Neil Katz at CBSNews.com has a new question: "Transgender surgery: should your company pay for it?" Those who would say "No" and resist the latest PC push at major corporations are nowhere to be found by CBS or the AP:
While millions of Americans are grappling with employer-provided health insurance that covers less and costs more, one surprising group is benefiting as of late - transgendered people.
That's according to an Associated Press report [by Lisa Leff] which found that big name companies like Coca-Cola, Campbell Soup and Walt Disney [!] have expanded their insurance coverage to meet the needs of transgender workers.
All told, there are 85 large businesses and law firms that cover the cost of at least one surgery, according to a 2010 survey by the Human Rights Campaign, the nation's largest gay rights group.
Not only did CBS and AP fail to question the morality or wisdom of "sex reassignment surgery," they also avoided the economics of pressuring corporations to add this surgery to their coverage plans. How long before other employees start saying "I was born in the body of someone who needs a nose job?"
Leff's report is an amazing 1100 words of promotional copy, without one discouraging word. The Katz piece is illustrated by an AP photo of Gina Duncan, a transgendered employee at Wells Fargo, "where her sex reassignment surgery was covered by health insurance." He continued:
The trend follows a concerted push by transgender rights advocates to get employers and insurers to see sex reassignment the way the American Medical Association does - as a medically indicated rather than an optional procedure for people diagnosed with gender identity disorder.
In order to transition from one gender to another, patients may need some combination of hormone treatments, breast augmentation, plastic surgery to remove or reconstruct genitals and facial reconstruction. People suffering from gender identity disorder are at a very high risk for suicide.

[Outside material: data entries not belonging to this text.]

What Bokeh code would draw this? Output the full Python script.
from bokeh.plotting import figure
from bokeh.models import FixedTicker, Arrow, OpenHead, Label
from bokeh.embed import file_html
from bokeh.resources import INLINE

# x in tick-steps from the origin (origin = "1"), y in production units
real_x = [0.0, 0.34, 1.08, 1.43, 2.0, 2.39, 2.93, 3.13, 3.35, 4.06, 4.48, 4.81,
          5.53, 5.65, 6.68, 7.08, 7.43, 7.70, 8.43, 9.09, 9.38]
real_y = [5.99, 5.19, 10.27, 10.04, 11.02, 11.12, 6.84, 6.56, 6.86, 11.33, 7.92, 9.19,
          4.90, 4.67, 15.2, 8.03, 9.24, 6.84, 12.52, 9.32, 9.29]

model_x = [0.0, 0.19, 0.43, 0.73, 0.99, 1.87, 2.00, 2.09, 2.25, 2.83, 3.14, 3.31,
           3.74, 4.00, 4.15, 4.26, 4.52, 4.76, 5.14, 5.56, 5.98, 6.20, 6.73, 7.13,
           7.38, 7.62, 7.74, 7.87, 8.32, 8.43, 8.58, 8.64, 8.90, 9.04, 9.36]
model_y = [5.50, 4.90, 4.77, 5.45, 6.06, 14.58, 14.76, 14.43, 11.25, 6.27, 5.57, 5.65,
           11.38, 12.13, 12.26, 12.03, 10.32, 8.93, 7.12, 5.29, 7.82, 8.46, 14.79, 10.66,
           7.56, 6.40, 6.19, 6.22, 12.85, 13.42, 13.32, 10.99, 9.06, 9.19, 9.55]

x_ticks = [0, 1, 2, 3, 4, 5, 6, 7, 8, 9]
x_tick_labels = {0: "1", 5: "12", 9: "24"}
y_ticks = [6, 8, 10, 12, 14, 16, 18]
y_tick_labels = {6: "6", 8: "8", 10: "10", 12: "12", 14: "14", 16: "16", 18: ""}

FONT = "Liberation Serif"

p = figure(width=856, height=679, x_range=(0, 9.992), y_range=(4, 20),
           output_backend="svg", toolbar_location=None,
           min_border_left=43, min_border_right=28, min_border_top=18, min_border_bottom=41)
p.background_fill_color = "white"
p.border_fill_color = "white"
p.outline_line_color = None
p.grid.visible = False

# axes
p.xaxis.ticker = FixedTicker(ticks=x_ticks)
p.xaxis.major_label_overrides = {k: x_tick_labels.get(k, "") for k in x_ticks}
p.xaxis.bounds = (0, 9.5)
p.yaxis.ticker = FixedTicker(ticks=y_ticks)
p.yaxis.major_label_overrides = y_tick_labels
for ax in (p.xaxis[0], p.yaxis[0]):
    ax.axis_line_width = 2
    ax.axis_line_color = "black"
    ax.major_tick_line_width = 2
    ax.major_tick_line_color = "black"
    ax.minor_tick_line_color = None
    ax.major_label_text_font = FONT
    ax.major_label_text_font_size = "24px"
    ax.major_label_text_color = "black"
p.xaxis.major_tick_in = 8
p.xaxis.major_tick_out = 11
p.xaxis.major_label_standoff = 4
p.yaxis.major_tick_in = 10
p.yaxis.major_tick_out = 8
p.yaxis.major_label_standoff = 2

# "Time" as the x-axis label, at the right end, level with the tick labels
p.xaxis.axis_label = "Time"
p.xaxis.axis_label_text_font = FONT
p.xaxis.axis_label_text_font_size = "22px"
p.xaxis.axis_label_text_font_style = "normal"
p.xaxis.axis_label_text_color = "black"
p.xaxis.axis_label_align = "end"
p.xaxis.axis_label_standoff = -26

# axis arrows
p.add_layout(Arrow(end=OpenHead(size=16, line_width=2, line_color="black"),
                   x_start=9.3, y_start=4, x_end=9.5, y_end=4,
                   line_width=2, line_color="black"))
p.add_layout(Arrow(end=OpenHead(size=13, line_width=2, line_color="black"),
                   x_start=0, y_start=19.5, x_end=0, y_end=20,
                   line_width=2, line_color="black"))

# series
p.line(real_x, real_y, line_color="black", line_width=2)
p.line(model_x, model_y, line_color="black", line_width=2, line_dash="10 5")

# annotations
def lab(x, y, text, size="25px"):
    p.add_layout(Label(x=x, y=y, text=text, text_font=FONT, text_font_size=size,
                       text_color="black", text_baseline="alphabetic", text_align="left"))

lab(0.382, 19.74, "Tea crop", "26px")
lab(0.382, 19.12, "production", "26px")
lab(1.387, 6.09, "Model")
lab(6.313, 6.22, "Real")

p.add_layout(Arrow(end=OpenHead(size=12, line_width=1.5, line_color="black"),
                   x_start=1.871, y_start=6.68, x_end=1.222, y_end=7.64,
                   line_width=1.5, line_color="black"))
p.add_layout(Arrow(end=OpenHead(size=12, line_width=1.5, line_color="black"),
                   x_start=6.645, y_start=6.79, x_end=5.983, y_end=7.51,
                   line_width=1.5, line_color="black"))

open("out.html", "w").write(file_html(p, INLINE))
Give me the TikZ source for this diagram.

Some businesses see covering the cost of transgender surgery as not only an important human resources statement, but good business sense. They want to retain valuable employees and are keen to keep a 100 percent rating on the Corporate Equality Index, a measure graded by the Human Rights Campaign.
The next index comes out in fall and in order to keep a pristine rank [with HRC], companies will have to offer at least one insurance plan that covers at least $75,000 worth of surgery and other treatments recommended by a patient's doctor.
Perhaps the most amazing part of the AP story is comparing the sexual mutilation surgery to appendix removal:
"We understand people simply get appendicitis, and it is something our community deals with through insurance," said Andre Wilson, who counsels companies on transgender issues as a senior consultant with San Francisco-based Jamison Green & Associates. "That's what we need to understand about transsexualism. Not everybody will be diagnosed with Gender Identity Disorder, and in fact, few people will be. But the people who are diagnosed with it really need treatment."